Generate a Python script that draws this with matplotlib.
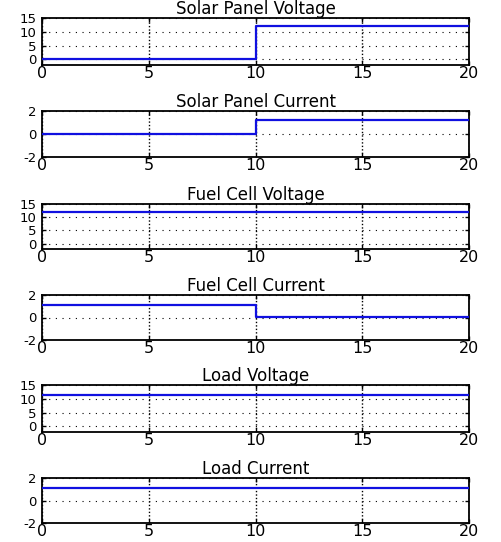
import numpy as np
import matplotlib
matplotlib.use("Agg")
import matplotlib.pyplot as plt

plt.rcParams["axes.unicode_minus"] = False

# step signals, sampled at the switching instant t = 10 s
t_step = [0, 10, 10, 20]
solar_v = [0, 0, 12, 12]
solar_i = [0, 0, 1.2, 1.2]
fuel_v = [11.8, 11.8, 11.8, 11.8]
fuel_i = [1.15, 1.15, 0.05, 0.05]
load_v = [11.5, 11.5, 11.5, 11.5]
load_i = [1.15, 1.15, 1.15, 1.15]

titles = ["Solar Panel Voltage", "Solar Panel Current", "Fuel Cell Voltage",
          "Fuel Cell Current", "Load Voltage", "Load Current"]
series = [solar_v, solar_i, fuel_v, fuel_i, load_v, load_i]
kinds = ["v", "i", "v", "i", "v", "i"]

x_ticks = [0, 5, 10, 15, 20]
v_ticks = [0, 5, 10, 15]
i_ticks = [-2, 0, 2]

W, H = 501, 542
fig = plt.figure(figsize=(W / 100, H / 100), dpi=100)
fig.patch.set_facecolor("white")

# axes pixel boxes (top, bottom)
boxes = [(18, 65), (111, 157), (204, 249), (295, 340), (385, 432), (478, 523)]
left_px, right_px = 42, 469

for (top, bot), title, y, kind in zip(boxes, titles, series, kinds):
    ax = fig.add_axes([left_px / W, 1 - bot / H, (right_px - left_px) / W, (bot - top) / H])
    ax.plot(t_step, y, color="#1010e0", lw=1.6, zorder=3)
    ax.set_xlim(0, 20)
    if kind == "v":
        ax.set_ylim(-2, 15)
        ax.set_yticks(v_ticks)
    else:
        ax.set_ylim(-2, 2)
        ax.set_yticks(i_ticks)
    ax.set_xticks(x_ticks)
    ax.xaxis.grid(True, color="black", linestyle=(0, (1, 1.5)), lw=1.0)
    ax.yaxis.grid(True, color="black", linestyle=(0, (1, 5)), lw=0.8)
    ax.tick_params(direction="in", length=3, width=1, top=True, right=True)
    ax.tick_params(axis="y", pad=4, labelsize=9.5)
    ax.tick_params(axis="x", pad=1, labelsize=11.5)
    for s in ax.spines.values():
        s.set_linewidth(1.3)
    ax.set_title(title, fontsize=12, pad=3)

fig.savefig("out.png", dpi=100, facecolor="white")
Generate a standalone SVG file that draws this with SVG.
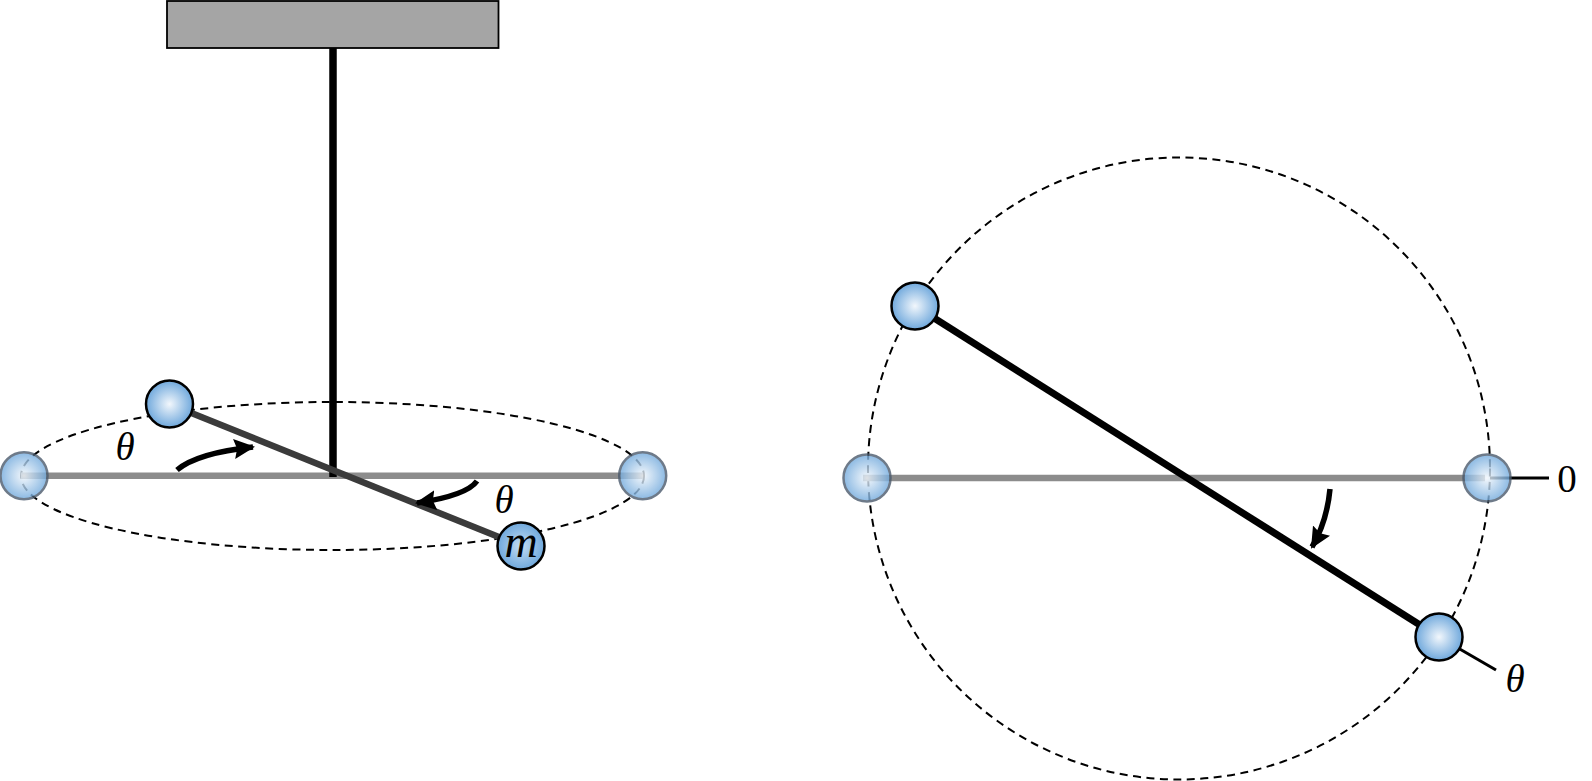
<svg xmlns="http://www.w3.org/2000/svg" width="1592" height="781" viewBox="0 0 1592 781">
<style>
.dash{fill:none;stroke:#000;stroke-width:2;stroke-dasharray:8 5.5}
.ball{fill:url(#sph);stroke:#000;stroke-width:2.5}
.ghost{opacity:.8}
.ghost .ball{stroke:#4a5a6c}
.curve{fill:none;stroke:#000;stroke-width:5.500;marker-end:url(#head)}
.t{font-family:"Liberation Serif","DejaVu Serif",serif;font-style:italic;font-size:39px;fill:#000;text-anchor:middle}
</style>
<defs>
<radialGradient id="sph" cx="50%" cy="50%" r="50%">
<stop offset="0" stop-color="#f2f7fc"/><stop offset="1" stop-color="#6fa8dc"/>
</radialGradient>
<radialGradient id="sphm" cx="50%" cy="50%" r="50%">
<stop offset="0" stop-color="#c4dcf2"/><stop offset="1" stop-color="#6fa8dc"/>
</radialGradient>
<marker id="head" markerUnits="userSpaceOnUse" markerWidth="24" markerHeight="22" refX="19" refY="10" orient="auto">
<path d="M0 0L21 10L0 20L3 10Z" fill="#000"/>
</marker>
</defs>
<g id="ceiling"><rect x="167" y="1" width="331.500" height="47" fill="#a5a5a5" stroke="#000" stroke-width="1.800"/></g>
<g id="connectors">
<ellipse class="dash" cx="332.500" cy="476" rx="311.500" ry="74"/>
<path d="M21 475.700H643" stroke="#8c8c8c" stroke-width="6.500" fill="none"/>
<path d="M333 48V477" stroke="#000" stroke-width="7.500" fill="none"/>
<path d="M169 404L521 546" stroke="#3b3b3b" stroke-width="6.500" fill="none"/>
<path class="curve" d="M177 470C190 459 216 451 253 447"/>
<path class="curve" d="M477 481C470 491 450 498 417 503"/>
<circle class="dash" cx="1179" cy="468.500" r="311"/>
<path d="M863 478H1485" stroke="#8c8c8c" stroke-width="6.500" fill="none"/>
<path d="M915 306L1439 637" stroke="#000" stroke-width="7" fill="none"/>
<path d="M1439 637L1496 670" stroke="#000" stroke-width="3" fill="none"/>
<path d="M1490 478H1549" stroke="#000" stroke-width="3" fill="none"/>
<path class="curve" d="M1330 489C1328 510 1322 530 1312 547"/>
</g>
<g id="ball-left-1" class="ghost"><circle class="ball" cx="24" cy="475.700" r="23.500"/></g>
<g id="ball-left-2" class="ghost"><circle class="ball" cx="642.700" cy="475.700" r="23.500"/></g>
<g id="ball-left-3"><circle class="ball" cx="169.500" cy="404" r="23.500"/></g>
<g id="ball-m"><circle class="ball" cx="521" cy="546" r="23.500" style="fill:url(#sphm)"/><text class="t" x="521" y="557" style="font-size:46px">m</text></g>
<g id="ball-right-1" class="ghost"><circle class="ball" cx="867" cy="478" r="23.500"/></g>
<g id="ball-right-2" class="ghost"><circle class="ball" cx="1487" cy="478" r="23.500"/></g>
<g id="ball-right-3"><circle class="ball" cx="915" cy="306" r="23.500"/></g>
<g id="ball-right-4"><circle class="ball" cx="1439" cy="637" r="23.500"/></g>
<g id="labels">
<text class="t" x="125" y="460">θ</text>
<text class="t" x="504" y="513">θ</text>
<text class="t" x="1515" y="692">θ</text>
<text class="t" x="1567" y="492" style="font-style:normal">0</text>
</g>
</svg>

::::::::::

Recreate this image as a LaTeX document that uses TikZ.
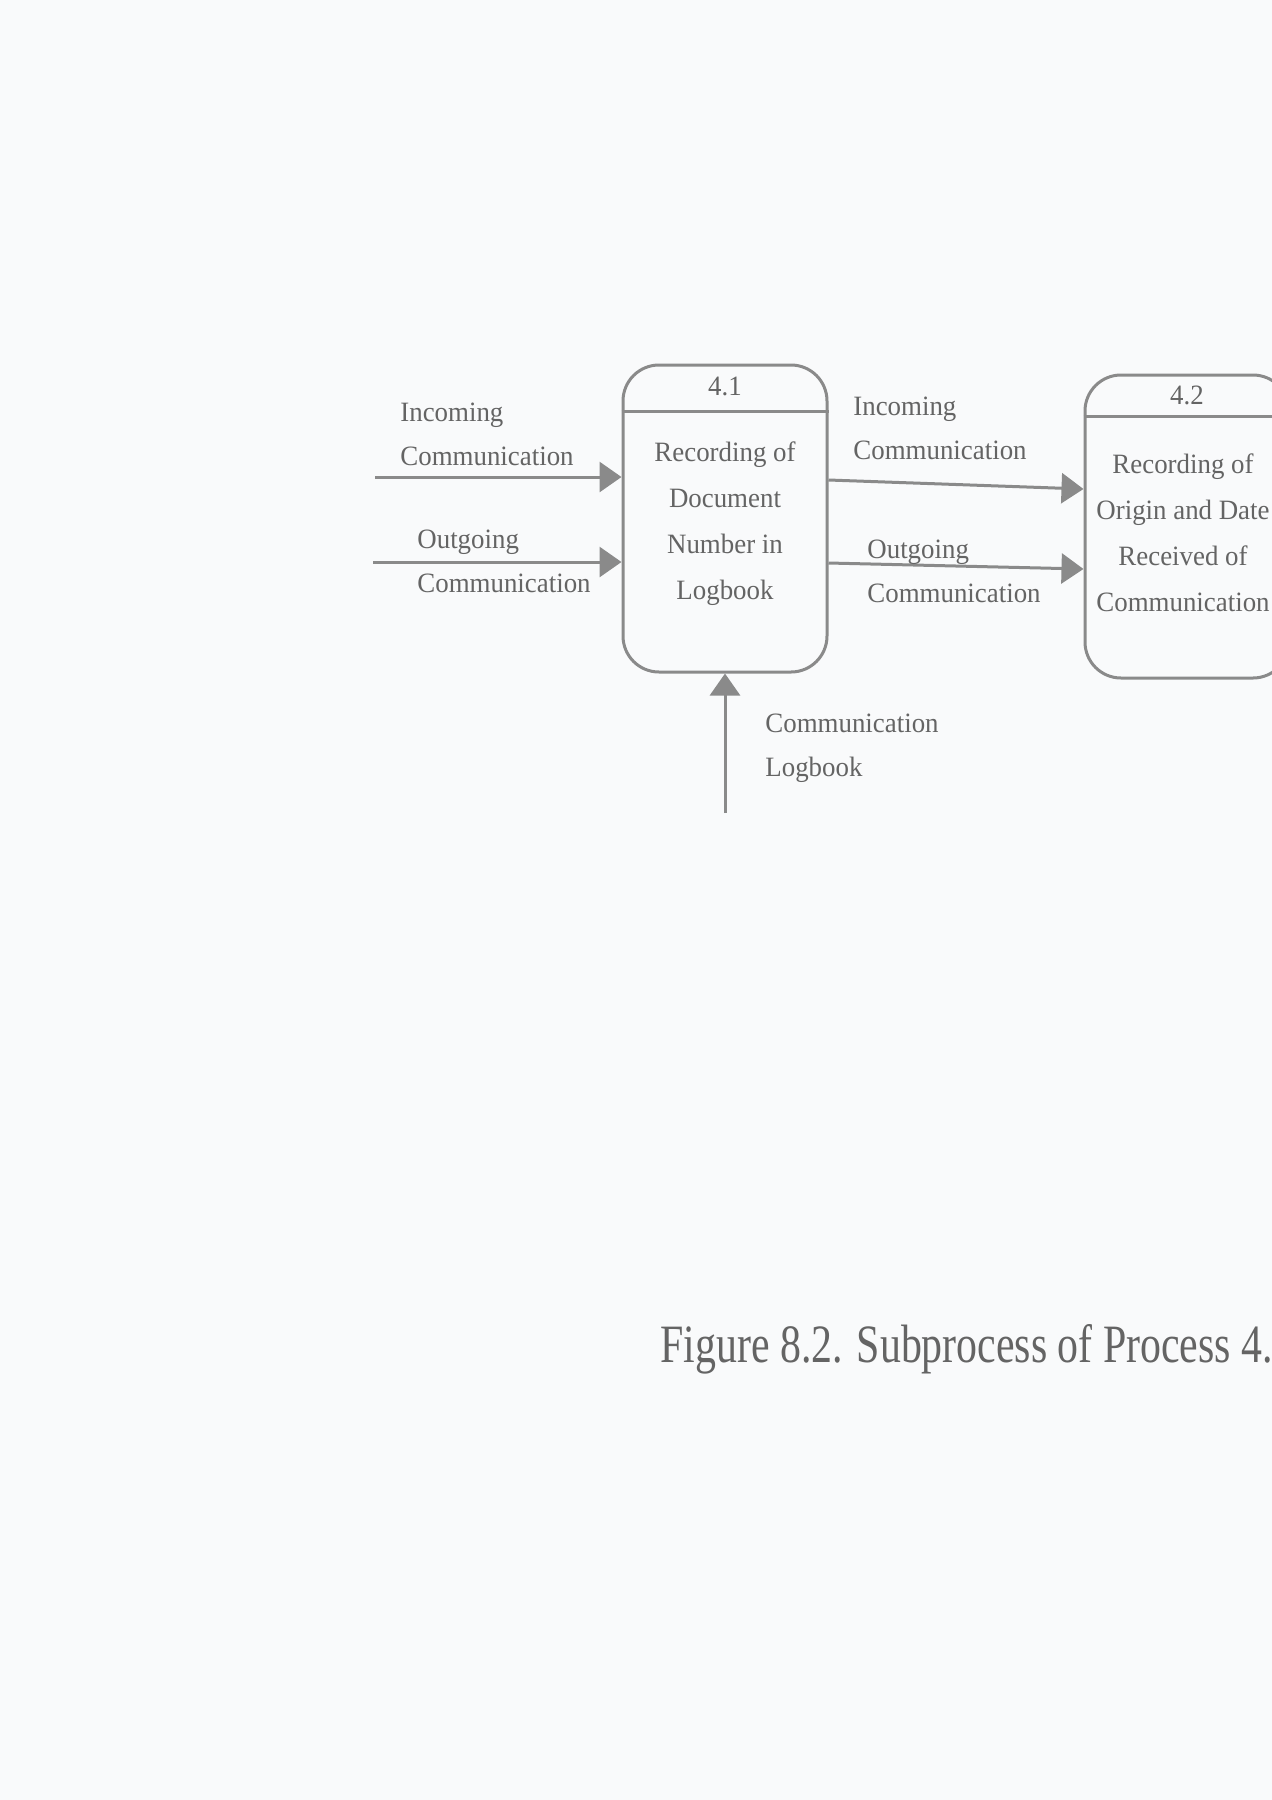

::::::::::

Using the records above, find and show each line with the string "draws".

Generate a Python script that draws this with matplotlib.
Generate a standalone SVG file that draws this with SVG.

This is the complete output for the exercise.